◆ What you need to do: Leave out the pictures and repeat the data exactly.

◆ Dataset content:
>> BEGIN

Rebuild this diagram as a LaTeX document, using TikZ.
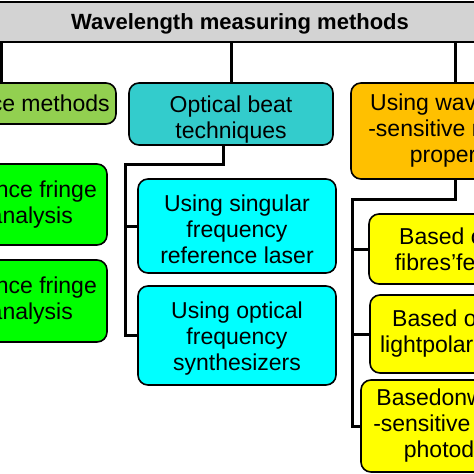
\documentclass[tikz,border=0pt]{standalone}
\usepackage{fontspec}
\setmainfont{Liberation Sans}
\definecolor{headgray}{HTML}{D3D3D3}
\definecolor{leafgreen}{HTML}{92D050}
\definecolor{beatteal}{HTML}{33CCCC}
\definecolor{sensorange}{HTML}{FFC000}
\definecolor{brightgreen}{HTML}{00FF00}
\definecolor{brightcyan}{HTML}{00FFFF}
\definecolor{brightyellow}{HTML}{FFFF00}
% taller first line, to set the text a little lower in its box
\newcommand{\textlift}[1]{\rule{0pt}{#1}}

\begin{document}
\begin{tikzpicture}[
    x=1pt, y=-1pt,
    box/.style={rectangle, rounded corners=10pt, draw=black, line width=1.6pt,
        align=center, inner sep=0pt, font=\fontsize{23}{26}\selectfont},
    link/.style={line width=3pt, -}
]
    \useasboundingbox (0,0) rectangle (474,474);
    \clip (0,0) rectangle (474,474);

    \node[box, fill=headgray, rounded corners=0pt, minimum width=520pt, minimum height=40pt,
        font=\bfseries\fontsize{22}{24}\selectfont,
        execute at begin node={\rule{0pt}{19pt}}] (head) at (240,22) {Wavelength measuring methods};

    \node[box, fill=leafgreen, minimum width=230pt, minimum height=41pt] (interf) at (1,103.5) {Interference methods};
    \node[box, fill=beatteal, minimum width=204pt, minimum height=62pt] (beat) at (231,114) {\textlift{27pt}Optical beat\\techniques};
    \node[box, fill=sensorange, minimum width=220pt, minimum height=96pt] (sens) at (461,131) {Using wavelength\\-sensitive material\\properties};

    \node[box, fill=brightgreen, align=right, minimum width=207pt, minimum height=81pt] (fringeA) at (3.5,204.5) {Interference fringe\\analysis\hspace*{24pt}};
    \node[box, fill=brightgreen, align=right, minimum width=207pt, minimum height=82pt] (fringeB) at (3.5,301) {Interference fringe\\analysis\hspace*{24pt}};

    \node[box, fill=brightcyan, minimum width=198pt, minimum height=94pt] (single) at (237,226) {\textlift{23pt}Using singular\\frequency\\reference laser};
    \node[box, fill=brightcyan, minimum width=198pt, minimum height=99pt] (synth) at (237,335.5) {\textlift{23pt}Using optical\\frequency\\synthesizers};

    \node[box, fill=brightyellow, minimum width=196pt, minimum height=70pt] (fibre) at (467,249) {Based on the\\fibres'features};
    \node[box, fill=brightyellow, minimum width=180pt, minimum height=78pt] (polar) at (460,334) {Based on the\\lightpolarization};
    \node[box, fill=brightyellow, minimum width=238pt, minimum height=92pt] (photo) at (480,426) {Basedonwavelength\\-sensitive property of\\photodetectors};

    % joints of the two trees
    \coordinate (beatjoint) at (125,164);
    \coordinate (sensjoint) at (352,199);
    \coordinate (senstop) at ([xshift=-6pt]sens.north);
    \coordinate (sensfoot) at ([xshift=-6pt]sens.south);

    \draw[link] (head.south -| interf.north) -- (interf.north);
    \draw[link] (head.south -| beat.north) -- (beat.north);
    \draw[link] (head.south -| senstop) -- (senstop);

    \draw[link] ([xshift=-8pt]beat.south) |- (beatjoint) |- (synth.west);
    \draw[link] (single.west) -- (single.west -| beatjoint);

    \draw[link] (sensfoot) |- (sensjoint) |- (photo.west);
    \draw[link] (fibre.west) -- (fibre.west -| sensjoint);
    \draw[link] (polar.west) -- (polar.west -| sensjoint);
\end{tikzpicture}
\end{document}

>> END

◆ Finished exercise:
Rebuild this diagram as a LaTeX document, using TikZ.
\documentclass[tikz,border=0pt]{standalone}
\usepackage{fontspec}
\setmainfont{Liberation Sans}
\definecolor{headgray}{HTML}{D3D3D3}
\definecolor{leafgreen}{HTML}{92D050}
\definecolor{beatteal}{HTML}{33CCCC}
\definecolor{sensorange}{HTML}{FFC000}
\definecolor{brightgreen}{HTML}{00FF00}
\definecolor{brightcyan}{HTML}{00FFFF}
\definecolor{brightyellow}{HTML}{FFFF00}
% taller first line, to set the text a little lower in its box
\newcommand{\textlift}[1]{\rule{0pt}{#1}}

\begin{document}
\begin{tikzpicture}[
    x=1pt, y=-1pt,
    box/.style={rectangle, rounded corners=10pt, draw=black, line width=1.6pt,
        align=center, inner sep=0pt, font=\fontsize{23}{26}\selectfont},
    link/.style={line width=3pt, -}
]
    \useasboundingbox (0,0) rectangle (474,474);
    \clip (0,0) rectangle (474,474);

    \node[box, fill=headgray, rounded corners=0pt, minimum width=520pt, minimum height=40pt,
        font=\bfseries\fontsize{22}{24}\selectfont,
        execute at begin node={\rule{0pt}{19pt}}] (head) at (240,22) {Wavelength measuring methods};

    \node[box, fill=leafgreen, minimum width=230pt, minimum height=41pt] (interf) at (1,103.5) {Interference methods};
    \node[box, fill=beatteal, minimum width=204pt, minimum height=62pt] (beat) at (231,114) {\textlift{27pt}Optical beat\\techniques};
    \node[box, fill=sensorange, minimum width=220pt, minimum height=96pt] (sens) at (461,131) {Using wavelength\\-sensitive material\\properties};

    \node[box, fill=brightgreen, align=right, minimum width=207pt, minimum height=81pt] (fringeA) at (3.5,204.5) {Interference fringe\\analysis\hspace*{24pt}};
    \node[box, fill=brightgreen, align=right, minimum width=207pt, minimum height=82pt] (fringeB) at (3.5,301) {Interference fringe\\analysis\hspace*{24pt}};

    \node[box, fill=brightcyan, minimum width=198pt, minimum height=94pt] (single) at (237,226) {\textlift{23pt}Using singular\\frequency\\reference laser};
    \node[box, fill=brightcyan, minimum width=198pt, minimum height=99pt] (synth) at (237,335.5) {\textlift{23pt}Using optical\\frequency\\synthesizers};

    \node[box, fill=brightyellow, minimum width=196pt, minimum height=70pt] (fibre) at (467,249) {Based on the\\fibres'features};
    \node[box, fill=brightyellow, minimum width=180pt, minimum height=78pt] (polar) at (460,334) {Based on the\\lightpolarization};
    \node[box, fill=brightyellow, minimum width=238pt, minimum height=92pt] (photo) at (480,426) {Basedonwavelength\\-sensitive property of\\photodetectors};

    % joints of the two trees
    \coordinate (beatjoint) at (125,164);
    \coordinate (sensjoint) at (352,199);
    \coordinate (senstop) at ([xshift=-6pt]sens.north);
    \coordinate (sensfoot) at ([xshift=-6pt]sens.south);

    \draw[link] (head.south -| interf.north) -- (interf.north);
    \draw[link] (head.south -| beat.north) -- (beat.north);
    \draw[link] (head.south -| senstop) -- (senstop);

    \draw[link] ([xshift=-8pt]beat.south) |- (beatjoint) |- (synth.west);
    \draw[link] (single.west) -- (single.west -| beatjoint);

    \draw[link] (sensfoot) |- (sensjoint) |- (photo.west);
    \draw[link] (fibre.west) -- (fibre.west -| sensjoint);
    \draw[link] (polar.west) -- (polar.west -| sensjoint);
\end{tikzpicture}
\end{document}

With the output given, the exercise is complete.